Frequently Asked Questions
Is most Korean food vegetarian-friendly?
While many traditional recipes include fish sauce or meat, the core building blocks of the cuisine are plant-based. By learning to use a vegetarian broth and ensuring your kimchi is vegan, you can easily and authentically adapt a huge variety of Korean dishes.
What is the most important ingredient for vegetarian Korean cooking?
It’s not one, but three: the ‘jang’ trio of Gochujang, Doenjang, and Ganjang. These fermented sauces provide the foundational savory, spicy, and complex flavors that are unmistakably Korean, making meat entirely optional.
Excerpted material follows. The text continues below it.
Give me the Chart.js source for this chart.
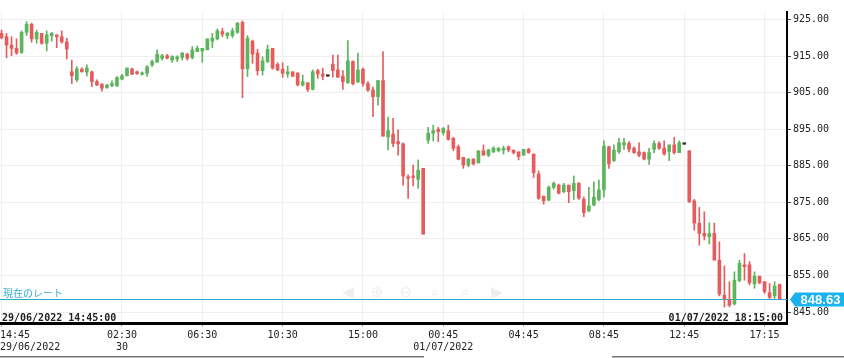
<!DOCTYPE html>
<html><head><meta charset="utf-8">
<script src="https://cdn.jsdelivr.net/npm/chart.js@4/dist/chart.umd.min.js"></script>
<style>html,body{margin:0;padding:0;background:#fff;overflow:hidden}canvas{display:block}</style>
</head><body>
<canvas id="c" width="844" height="358"></canvas>
<script>
const opens = [921.2,920.3,918.0,917.1,916.0,921.5,923.7,919.7,921.2,918.5,
920.6,920.8,920.3,918.9,910.7,908.5,911.4,910.6,910.7,908.0,
907.3,906.3,906.9,906.9,908.7,909.6,911.5,910.7,910.0,910.3,
912.6,913.3,914.4,915.1,913.9,914.2,914.6,915.5,914.6,916.2,
916.4,916.7,919.1,919.7,921.7,920.6,920.6,921.5,924.2,911.5,
919.1,915.8,911.0,913.5,917.1,912.7,911.4,910.1,910.7,910.4,
907.1,907.7,905.9,911.0,910.1,909.5,912.8,911.2,909.5,907.7,
913.5,908.0,911.4,907.5,905.7,903.9,908.3,892.9,893.7,891.6,
891.0,882.0,882.2,881.3,884.3,892.0,893.9,895.0,894.0,894.6,
892.5,890.2,887.3,885.2,886.8,885.8,889.1,887.9,888.8,889.1,
889.3,890.2,889.3,888.8,887.9,889.5,888.2,882.7,876.7,875.6,
879.1,879.7,877.9,879.7,878.2,880.2,875.8,872.7,874.3,875.8,
878.4,890.2,886.4,888.8,890.7,891.1,889.8,888.8,888.6,886.8,
889.5,891.1,889.8,888.9,890.7,888.6,890.9,889.1,875.4,869.3,
866.5,865.6,866.5,859.2,849.6,848.3,847.2,853.6,857.9,857.9,
852.7,854.8,853.3,850.3,849.4,852.5];
const highs = [922.1,921.2,920.3,919.7,921.9,924.4,924.0,922.1,921.2,921.9,
921.5,920.8,921.9,919.9,913.9,912.1,911.8,912.6,910.9,908.5,
907.5,907.3,908.2,909.4,910.0,911.8,911.7,910.9,910.7,912.4,
913.9,916.7,915.5,915.5,915.1,915.1,916.0,915.8,917.6,917.8,
917.1,919.7,921.2,922.4,922.6,921.5,922.6,924.2,924.6,920.6,
919.4,916.8,914.8,918.0,917.1,913.2,913.2,912.3,910.7,910.4,
909.8,907.7,911.2,911.4,911.7,909.5,915.3,915.3,911.0,919.2,
913.7,915.8,911.7,908.0,906.5,908.3,916.2,898.3,898.0,894.8,
891.3,882.5,885.2,886.6,884.3,895.5,896.1,895.5,895.5,896.1,
892.8,890.7,887.3,887.0,887.0,889.1,890.7,889.5,890.2,890.0,
890.4,890.4,889.3,888.8,889.5,889.8,888.2,883.6,876.7,879.5,
880.6,880.0,880.2,879.7,882.2,880.4,876.5,879.1,880.6,881.1,
891.8,890.4,890.7,892.5,892.5,891.6,890.2,891.3,888.8,889.8,
891.8,891.6,891.8,890.7,892.8,891.8,890.9,889.1,875.8,873.6,
872.4,869.4,869.3,864.2,857.6,853.3,856.0,859.2,861.0,858.8,
856.0,854.8,853.3,852.8,853.3,852.7];
const lows = [919.7,914.5,915.1,915.5,915.7,920.6,918.8,918.5,918.2,916.4,
919.1,917.3,918.5,914.2,907.5,908.0,910.6,909.6,906.6,906.9,
905.4,906.2,906.6,906.6,908.5,909.6,910.0,910.0,909.8,909.4,
912.1,913.3,913.9,914.2,913.3,913.5,913.9,913.9,914.2,916.2,
913.3,916.7,917.3,919.4,920.3,919.7,920.0,921.2,903.6,909.4,
913.0,909.8,909.8,913.2,911.4,911.0,909.2,909.2,909.4,906.8,
906.8,905.3,905.7,908.9,908.5,909.5,909.2,909.2,905.9,907.5,
907.1,907.7,906.8,905.3,898.4,901.6,893.1,889.3,890.2,887.9,
879.7,876.1,879.5,878.8,866.3,891.1,891.8,891.6,893.4,892.0,
889.1,886.6,884.3,884.7,885.2,885.7,887.9,887.5,888.6,888.8,
888.2,888.8,888.2,886.6,887.9,888.4,881.8,875.8,874.5,875.4,
878.6,877.3,877.6,874.9,875.8,875.8,871.1,872.4,874.0,875.4,
876.4,884.3,886.1,888.4,889.5,888.8,888.4,887.5,886.6,885.4,
888.6,889.5,887.9,886.4,888.2,888.6,890.9,874.9,867.4,863.3,
864.7,863.6,859.2,849.4,846.4,846.4,846.9,853.3,853.7,852.4,
851.5,852.7,850.1,848.7,848.7,848.5];
const closes = [920.0,918.0,917.1,915.8,921.5,923.7,919.7,921.5,918.5,920.8,
921.2,920.3,918.9,916.9,909.6,911.5,910.7,911.7,908.0,907.1,
906.2,907.1,907.5,909.1,909.6,911.7,910.0,910.2,910.4,912.1,
913.5,915.5,915.1,914.4,914.9,914.8,915.8,914.4,916.7,917.1,
917.1,919.7,919.9,921.9,921.0,921.2,921.9,924.0,911.5,919.9,
915.5,911.0,913.7,916.8,911.7,911.2,910.3,910.7,909.5,907.1,
908.0,905.9,910.7,910.1,909.5,909.5,911.0,909.2,908.0,913.7,
907.4,911.2,907.5,905.7,903.9,908.3,893.1,894.6,891.1,891.0,
882.2,881.6,881.8,883.8,866.3,893.9,894.6,894.3,895.2,892.2,
889.8,886.8,885.2,886.8,885.5,889.1,887.9,889.3,889.8,889.8,
889.8,889.3,888.6,887.5,889.5,888.6,883.1,876.1,875.4,879.1,
880.2,877.5,879.7,877.9,880.2,876.1,872.2,874.0,876.4,878.4,
890.4,885.5,889.3,891.3,891.3,889.5,888.6,887.9,886.8,888.6,
891.1,889.8,888.2,890.7,888.6,891.3,890.9,875.2,869.3,866.5,
865.8,866.5,859.2,849.9,848.7,846.9,853.7,858.3,857.4,853.0,
854.8,853.0,850.6,849.0,852.1,848.63];

const tickIndex = [0,24,40,56,72,88,104,120,136,152];
const tickTime = ['14:45','02:30','06:30','10:30','15:00','00:45','04:45','08:45','12:45','17:15'];
const tickDate = ['29/06/2022','30','','','','01/07/2022','','','',''];
const yTicks = [845,855,865,875,885,895,905,915,925];
const currentRate = 848.63;
const currentRateLabel = '現在のレート';
const firstTimeLabel = '29/06/2022 14:45:00';
const lastTimeLabel = '01/07/2022 18:15:00';
const navIcons = ['◀','⊕','⊖','⌕','⌕','▶'];

const UP = '#5cb45c', DOWN = '#e65c5e', FLAT = '#333333';
const colors = opens.map((o, i) => closes[i] > o ? UP : (closes[i] < o ? DOWN : FLAT));

const MONO = '"DejaVu Sans Mono", monospace';

const overlay = {
  id: 'overlay',
  beforeDatasetsDraw(chart) {
    const {ctx, chartArea: a, scales: {y}} = chart;
    const py = Math.round(y.getPixelForValue(currentRate)) + 0.5;
    ctx.save();
    ctx.fillStyle = '#eeeeee';
    ctx.font = '15px "DejaVu Sans"';
    ctx.textAlign = 'center';
    ctx.textBaseline = 'middle';
    const navX = [348, 377, 406, 435, 465, 497];
    navIcons.forEach((t, i) => ctx.fillText(t, navX[i], py - 6));
    ctx.strokeStyle = '#27adcc';
    ctx.lineWidth = 1.2;
    ctx.beginPath(); ctx.moveTo(a.left, py); ctx.lineTo(a.right, py); ctx.stroke();
    ctx.fillStyle = '#3aaad6';
    ctx.font = '10px "Noto Sans CJK JP"';
    ctx.textAlign = 'left';
    ctx.textBaseline = 'alphabetic';
    ctx.fillText(currentRateLabel, 3, py - 3);
    ctx.restore();
  },
  afterDraw(chart) {
    const {ctx, chartArea: a, scales: {x, y}} = chart;
    const py = Math.round(y.getPixelForValue(currentRate)) + 0.5;
    ctx.save();
    ctx.fillStyle = '#1ab2ef';
    const L = a.right + 3, R = 844, T = py - 7, B = py + 7;
    ctx.beginPath();
    ctx.moveTo(L, py);
    ctx.lineTo(L + 5, T);
    ctx.lineTo(R, T);
    ctx.lineTo(R, B);
    ctx.lineTo(L + 5, B);
    ctx.closePath();
    ctx.fill();
    ctx.fillStyle = '#ffffff';
    ctx.font = 'bold 13px "Liberation Sans"';
    ctx.textAlign = 'center';
    ctx.textBaseline = 'middle';
    ctx.fillText(currentRate.toFixed(2), (L + 5 + R) / 2 + 1, py + 0.5);
    ctx.fillStyle = '#222';
    ctx.font = 'bold 10px ' + MONO;
    ctx.textBaseline = 'alphabetic';
    ctx.textAlign = 'left';
    ctx.fillText(firstTimeLabel, a.left + 2, a.bottom - 2);
    ctx.textAlign = 'right';
    ctx.fillText(lastTimeLabel, a.right - 4, a.bottom - 2);
    ctx.font = '10px ' + MONO;
    ctx.fillStyle = '#222';
    tickIndex.forEach((v, i) => {
      const px = x.getPixelForValue(v);
      ctx.textAlign = i === 0 ? 'left' : 'center';
      const lx = i === 0 ? 0 : px;
      ctx.fillText(tickTime[i], lx, 338);
      if (tickDate[i]) ctx.fillText(tickDate[i], lx, 349.5);
    });
    ctx.fillStyle = '#777';
    ctx.fillRect(0, 356, 424, 1.5);
    ctx.fillRect(612, 356, 232, 1.5);
    ctx.restore();
  }
};

new Chart(document.getElementById('c'), {
  type: 'bar',
  data: {
    datasets: [
      {label: 'body', data: opens.map((o, i) => ({x: i, y: [o, closes[i]]})),
       backgroundColor: colors, barThickness: 3, minBarLength: 1.5, grouped: false, borderWidth: 0},
      {label: 'wick', data: opens.map((o, i) => ({x: i, y: [lows[i], highs[i]]})),
       backgroundColor: colors, barThickness: 1, grouped: false, borderWidth: 0}
    ]
  },
  options: {
    responsive: false, animation: false, devicePixelRatio: 1,
    layout: {padding: {top: 12, left: 0, right: 0, bottom: 0}},
    plugins: {legend: {display: false}, tooltip: {enabled: false}},
    scales: {
      x: {
        type: 'linear', min: -0.3, max: 156.47, offset: false,
        afterBuildTicks(s) { s.ticks = tickIndex.map(v => ({value: v})); },
        afterFit(s) { s.height = 35; s.paddingLeft = 0; s.paddingRight = 0; },
        ticks: {display: false},
        grid: {offset: false, color: '#efefef', tickColor: '#aaa', tickLength: 4},
        border: {display: true, color: '#000', width: 3}
      },
      y: {
        position: 'right', min: 842.0, max: 927.05,
        afterBuildTicks(s) { s.ticks = yTicks.map(v => ({value: v})); },
        afterFit(s) { s.width = 57; s.paddingTop = 0; s.paddingBottom = 0; },
        ticks: {callback: v => Number(v).toFixed(2), font: {family: 'DejaVu Sans Mono', size: 10}, color: '#222', padding: 2},
        grid: {color: '#efefef', tickColor: '#444', tickLength: 4},
        border: {display: true, color: '#000', width: 2}
      }
    }
  },
  plugins: [overlay]
});
</script>
</body></html>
Can I substitute miso for doenjang?
You can in a pinch, but the flavor will be quite different. Doenjang is funkier, saltier, and has a more rustic, bold character than the typically milder, sweeter Japanese miso. For authentic Korean stews, doenjang is truly irreplaceable.
Where can I buy these Korean ingredients?
A Korean market (like H Mart) is your best resource. Many large Asian supermarkets will also have a dedicated Korean section. For those without local access, many of these staples are now readily available online from specialty food retailers.